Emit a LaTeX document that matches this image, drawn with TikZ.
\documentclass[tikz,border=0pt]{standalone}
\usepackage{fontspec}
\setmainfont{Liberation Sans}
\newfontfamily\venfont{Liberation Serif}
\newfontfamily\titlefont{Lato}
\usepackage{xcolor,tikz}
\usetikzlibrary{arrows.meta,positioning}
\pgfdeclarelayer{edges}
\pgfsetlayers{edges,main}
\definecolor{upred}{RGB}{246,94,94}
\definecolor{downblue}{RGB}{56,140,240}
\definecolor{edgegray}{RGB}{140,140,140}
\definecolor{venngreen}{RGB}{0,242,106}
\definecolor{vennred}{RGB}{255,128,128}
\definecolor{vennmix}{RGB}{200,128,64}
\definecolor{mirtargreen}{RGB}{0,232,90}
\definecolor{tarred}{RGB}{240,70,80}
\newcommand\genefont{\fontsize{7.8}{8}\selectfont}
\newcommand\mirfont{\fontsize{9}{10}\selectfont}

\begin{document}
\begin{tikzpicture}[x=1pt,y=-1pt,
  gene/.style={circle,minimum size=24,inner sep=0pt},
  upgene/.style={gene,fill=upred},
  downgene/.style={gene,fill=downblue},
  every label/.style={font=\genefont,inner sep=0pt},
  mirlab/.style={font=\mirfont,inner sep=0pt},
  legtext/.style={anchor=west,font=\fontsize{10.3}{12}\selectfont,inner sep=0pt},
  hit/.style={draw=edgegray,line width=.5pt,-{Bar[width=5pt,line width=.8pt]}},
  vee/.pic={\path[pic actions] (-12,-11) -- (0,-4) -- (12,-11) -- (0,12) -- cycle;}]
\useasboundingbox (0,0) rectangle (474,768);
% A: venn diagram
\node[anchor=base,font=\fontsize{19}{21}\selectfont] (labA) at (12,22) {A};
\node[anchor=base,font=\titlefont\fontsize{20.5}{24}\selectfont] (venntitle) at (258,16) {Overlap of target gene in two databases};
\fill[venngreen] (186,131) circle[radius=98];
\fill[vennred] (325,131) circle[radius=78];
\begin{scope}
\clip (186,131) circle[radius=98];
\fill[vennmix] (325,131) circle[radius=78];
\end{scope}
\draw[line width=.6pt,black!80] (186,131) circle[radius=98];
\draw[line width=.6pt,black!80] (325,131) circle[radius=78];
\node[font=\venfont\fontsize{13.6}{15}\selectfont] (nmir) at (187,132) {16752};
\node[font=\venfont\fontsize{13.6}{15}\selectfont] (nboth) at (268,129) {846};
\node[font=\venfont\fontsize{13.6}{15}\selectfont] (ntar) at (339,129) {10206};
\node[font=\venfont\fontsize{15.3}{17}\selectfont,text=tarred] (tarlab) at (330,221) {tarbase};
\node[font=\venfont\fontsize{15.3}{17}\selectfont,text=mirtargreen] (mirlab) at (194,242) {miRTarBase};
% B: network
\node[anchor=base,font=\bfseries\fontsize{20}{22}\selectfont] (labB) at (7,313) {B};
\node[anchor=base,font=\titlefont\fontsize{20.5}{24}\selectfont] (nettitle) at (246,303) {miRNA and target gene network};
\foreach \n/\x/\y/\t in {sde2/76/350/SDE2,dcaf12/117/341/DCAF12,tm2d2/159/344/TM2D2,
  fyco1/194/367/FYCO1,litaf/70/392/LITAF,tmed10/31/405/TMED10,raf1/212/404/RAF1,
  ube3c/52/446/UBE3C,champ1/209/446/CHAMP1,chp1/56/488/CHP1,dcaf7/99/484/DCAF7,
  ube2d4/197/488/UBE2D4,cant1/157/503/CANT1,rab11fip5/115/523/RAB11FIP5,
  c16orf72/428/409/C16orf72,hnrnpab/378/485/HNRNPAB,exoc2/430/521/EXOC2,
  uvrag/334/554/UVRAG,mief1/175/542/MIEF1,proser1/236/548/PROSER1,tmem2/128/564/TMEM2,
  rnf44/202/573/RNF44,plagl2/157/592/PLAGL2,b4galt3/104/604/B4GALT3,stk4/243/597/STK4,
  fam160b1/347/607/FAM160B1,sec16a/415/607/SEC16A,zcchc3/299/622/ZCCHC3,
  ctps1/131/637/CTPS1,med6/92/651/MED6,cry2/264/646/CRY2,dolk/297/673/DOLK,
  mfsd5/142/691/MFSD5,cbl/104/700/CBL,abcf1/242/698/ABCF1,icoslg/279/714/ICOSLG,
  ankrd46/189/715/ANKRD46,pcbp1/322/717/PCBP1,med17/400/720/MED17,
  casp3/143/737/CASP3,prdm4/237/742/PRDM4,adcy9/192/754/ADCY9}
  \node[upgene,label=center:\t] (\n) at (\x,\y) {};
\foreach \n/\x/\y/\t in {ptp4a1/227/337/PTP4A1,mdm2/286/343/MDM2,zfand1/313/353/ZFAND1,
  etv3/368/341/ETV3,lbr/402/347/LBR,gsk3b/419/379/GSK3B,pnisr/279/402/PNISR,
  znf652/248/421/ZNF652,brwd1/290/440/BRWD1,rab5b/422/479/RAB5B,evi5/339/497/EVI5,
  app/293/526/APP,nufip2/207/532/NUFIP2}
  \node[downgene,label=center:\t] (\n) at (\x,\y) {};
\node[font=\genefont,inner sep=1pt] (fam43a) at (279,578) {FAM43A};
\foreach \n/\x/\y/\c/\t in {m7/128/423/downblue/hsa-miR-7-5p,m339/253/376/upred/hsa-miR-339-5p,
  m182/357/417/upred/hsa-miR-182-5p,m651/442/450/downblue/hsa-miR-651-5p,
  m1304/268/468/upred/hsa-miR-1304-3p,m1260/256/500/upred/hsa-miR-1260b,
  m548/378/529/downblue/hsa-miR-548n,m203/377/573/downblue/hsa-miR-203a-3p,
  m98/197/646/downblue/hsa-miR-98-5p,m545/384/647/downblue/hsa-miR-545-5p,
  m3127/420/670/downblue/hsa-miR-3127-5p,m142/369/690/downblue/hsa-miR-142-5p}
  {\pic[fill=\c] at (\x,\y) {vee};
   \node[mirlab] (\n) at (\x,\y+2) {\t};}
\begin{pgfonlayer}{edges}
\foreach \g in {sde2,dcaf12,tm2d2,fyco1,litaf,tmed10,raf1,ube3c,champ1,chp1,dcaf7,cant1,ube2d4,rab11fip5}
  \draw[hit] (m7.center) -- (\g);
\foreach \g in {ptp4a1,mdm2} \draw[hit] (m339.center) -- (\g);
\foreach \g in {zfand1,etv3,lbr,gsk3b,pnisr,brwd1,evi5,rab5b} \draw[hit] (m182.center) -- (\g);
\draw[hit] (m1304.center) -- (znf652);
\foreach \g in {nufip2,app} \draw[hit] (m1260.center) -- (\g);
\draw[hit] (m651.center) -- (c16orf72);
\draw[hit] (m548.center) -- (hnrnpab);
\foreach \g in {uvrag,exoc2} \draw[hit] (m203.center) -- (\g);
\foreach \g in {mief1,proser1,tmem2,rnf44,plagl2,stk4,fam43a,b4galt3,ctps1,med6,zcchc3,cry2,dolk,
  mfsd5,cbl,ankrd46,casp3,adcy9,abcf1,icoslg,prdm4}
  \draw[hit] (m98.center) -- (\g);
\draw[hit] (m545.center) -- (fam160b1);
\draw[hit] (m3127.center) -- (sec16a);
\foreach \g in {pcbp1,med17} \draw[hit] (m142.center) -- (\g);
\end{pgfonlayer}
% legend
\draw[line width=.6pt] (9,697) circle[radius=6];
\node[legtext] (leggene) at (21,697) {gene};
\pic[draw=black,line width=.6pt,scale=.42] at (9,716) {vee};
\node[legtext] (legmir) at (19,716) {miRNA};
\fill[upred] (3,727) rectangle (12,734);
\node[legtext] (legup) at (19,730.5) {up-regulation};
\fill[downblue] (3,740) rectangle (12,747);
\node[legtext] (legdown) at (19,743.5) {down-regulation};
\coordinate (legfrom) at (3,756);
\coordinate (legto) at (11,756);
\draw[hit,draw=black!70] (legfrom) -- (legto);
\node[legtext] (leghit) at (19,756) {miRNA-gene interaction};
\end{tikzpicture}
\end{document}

...

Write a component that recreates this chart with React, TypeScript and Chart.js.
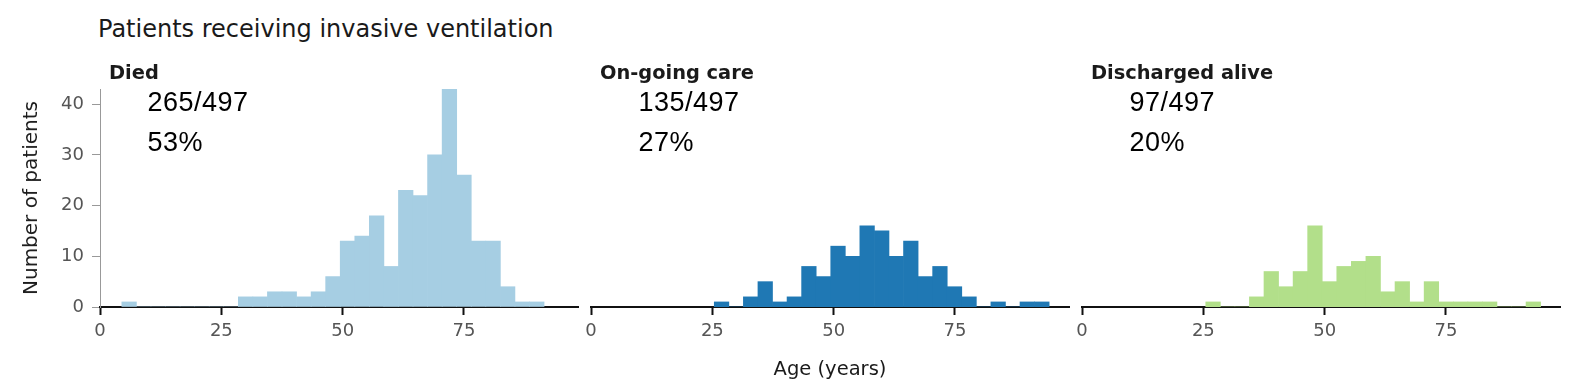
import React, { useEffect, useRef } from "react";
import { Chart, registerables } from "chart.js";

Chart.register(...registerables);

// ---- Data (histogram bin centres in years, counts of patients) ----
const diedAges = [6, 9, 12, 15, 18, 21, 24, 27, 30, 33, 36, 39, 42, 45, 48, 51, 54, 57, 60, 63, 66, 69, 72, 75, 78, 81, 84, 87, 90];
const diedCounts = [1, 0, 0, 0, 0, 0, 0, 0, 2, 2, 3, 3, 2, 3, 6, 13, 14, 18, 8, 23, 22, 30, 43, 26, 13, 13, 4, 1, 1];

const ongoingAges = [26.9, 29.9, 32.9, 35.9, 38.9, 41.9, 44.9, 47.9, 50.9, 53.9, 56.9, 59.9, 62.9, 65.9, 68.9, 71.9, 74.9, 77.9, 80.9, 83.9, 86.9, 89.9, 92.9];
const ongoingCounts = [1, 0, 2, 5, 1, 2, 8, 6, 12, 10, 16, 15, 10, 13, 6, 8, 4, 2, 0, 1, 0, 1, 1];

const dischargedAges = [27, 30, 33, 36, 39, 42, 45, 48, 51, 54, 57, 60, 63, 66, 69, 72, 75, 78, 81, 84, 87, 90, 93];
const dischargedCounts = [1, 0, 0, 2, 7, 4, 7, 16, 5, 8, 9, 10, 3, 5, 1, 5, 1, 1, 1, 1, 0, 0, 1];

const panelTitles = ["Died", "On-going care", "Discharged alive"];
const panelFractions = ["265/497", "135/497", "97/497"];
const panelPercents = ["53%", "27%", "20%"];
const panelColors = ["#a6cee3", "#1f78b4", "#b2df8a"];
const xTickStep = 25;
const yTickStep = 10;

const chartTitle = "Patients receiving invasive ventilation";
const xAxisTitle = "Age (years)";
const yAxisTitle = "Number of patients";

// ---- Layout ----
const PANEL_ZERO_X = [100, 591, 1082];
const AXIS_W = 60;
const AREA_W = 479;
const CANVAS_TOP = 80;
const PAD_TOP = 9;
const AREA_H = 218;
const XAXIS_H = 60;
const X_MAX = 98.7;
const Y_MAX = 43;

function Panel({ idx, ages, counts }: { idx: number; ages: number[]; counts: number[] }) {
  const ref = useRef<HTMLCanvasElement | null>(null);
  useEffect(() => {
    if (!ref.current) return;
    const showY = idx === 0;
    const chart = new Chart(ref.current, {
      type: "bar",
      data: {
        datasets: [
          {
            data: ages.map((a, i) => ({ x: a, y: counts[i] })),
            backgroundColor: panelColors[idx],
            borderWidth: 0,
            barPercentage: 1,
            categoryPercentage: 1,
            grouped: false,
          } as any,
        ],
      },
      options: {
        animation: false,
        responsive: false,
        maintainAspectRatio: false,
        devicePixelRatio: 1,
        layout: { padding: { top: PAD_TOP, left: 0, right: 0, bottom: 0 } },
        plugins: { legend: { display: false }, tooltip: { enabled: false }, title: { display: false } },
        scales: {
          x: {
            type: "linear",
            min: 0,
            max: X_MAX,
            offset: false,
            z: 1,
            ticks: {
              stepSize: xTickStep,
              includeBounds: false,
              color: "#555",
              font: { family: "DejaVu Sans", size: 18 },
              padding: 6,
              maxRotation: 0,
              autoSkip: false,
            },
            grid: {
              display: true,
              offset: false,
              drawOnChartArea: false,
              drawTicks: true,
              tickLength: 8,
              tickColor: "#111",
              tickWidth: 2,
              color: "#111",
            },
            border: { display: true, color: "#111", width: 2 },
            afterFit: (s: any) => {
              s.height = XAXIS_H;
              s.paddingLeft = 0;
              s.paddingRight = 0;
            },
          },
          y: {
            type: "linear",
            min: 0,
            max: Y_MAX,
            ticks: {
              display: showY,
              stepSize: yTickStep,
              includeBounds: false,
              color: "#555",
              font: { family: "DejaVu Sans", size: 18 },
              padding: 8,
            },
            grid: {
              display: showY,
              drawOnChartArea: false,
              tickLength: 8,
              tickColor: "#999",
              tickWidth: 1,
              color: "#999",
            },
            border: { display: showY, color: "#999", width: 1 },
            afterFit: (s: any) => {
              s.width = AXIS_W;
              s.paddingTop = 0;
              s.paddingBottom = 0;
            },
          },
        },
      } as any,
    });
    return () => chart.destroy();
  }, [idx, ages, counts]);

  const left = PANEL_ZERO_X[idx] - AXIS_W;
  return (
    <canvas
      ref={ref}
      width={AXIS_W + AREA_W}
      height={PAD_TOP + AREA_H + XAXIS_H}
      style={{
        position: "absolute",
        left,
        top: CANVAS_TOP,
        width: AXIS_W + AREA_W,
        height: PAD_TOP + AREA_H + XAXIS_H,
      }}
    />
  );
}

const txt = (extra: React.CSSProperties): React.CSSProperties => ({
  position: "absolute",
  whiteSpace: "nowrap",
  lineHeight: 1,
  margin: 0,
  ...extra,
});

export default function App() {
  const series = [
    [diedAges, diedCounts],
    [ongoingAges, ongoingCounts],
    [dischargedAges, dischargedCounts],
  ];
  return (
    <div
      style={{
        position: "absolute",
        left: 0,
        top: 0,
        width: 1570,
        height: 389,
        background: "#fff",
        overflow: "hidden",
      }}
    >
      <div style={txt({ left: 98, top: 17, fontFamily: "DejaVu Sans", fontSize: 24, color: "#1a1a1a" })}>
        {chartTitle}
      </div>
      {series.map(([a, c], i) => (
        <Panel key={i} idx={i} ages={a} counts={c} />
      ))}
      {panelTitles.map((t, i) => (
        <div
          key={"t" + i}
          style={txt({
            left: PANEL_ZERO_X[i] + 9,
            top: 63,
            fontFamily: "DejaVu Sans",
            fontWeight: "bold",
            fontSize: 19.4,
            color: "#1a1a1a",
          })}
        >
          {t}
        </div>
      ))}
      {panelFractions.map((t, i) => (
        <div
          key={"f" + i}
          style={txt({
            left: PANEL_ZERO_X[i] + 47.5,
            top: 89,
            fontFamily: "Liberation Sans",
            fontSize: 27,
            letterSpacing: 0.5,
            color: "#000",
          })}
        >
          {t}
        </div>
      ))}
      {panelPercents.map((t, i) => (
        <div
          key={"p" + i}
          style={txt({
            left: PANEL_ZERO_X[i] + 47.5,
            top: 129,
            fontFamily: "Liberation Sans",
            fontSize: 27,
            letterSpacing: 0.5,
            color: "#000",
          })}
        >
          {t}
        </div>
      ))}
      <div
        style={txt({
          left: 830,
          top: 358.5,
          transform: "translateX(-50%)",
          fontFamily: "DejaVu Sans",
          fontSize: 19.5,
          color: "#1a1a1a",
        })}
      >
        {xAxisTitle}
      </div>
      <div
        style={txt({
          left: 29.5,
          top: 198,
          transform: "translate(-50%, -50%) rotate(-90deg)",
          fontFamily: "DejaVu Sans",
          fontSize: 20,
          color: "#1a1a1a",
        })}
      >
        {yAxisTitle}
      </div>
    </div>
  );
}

--

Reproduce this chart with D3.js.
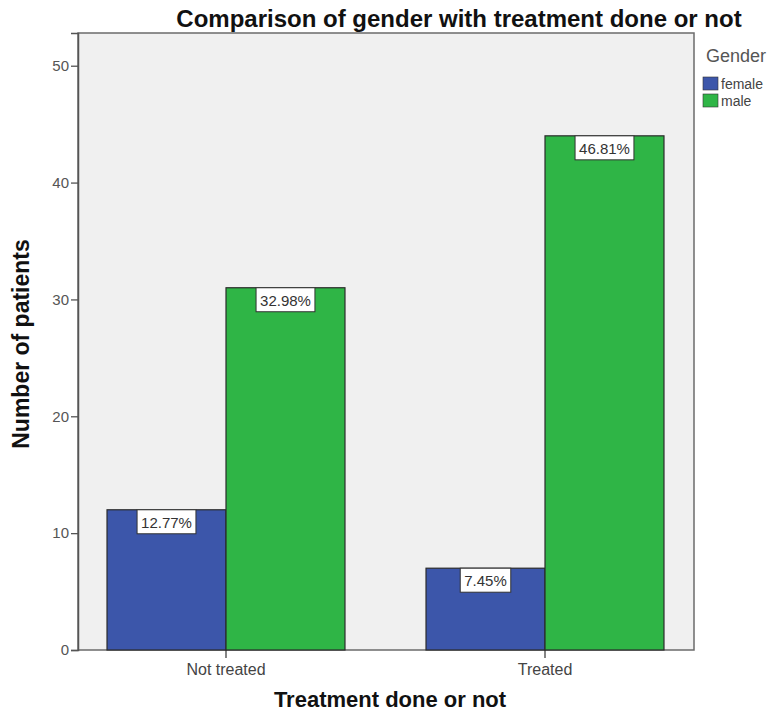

» Task
Leave the pictures out and copy exactly the lines from the one with "Write a component" through the one with "Chart.register(...registerables);", nothing more.

» Answer in full
Write a component that recreates this chart with React, TypeScript and Chart.js.
import React, { useEffect, useRef } from "react";
import { Chart, registerables } from "chart.js";

Chart.register(...registerables);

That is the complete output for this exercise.